— start —

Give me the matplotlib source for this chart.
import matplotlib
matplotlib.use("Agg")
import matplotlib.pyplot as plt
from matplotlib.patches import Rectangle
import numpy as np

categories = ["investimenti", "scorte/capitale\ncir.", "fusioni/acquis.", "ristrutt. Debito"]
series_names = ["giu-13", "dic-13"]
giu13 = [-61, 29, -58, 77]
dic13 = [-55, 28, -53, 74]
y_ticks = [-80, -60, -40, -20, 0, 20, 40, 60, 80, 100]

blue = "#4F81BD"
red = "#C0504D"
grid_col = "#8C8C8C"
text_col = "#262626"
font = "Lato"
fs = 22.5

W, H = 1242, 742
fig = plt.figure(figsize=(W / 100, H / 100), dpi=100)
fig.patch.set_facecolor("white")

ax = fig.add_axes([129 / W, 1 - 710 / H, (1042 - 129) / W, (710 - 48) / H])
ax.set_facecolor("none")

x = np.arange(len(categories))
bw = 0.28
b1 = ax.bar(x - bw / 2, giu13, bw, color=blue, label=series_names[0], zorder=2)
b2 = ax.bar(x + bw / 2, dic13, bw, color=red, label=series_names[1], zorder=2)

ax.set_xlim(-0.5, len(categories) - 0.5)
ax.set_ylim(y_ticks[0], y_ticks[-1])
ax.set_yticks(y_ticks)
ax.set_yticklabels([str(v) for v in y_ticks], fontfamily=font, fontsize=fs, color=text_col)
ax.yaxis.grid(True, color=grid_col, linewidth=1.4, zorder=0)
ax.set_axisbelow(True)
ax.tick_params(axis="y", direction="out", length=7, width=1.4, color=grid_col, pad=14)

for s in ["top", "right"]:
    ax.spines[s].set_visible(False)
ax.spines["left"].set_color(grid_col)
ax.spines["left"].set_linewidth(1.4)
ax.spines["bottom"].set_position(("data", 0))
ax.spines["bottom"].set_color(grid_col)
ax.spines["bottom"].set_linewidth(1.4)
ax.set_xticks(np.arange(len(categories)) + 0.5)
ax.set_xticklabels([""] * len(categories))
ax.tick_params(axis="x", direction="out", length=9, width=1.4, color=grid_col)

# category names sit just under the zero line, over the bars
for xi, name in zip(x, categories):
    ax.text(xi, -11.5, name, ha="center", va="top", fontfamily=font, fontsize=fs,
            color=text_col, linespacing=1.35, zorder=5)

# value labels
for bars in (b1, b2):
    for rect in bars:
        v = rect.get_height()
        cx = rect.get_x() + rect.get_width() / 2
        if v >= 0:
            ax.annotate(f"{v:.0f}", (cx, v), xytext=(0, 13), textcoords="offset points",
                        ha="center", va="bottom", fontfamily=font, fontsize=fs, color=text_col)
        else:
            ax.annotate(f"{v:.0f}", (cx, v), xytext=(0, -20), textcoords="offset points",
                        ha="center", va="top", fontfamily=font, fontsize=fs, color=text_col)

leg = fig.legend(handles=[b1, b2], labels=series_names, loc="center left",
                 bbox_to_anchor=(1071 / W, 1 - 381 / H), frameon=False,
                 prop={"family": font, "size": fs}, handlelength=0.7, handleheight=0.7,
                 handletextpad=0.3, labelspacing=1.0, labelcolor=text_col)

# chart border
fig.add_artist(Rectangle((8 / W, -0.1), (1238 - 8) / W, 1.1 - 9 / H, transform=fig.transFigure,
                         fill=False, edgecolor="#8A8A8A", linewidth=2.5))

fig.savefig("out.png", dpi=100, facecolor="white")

— end —
— start —

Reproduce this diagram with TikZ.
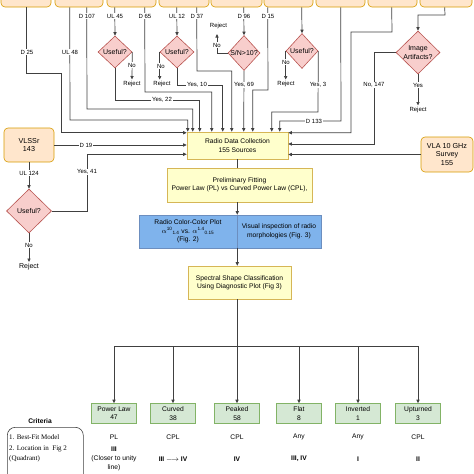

— end —

— PROMPT —
Look over the listing above. Pick out and copy every line that includes "chart".

— TASK OUTPUT —
Give me the matplotlib source for this chart.
# chart border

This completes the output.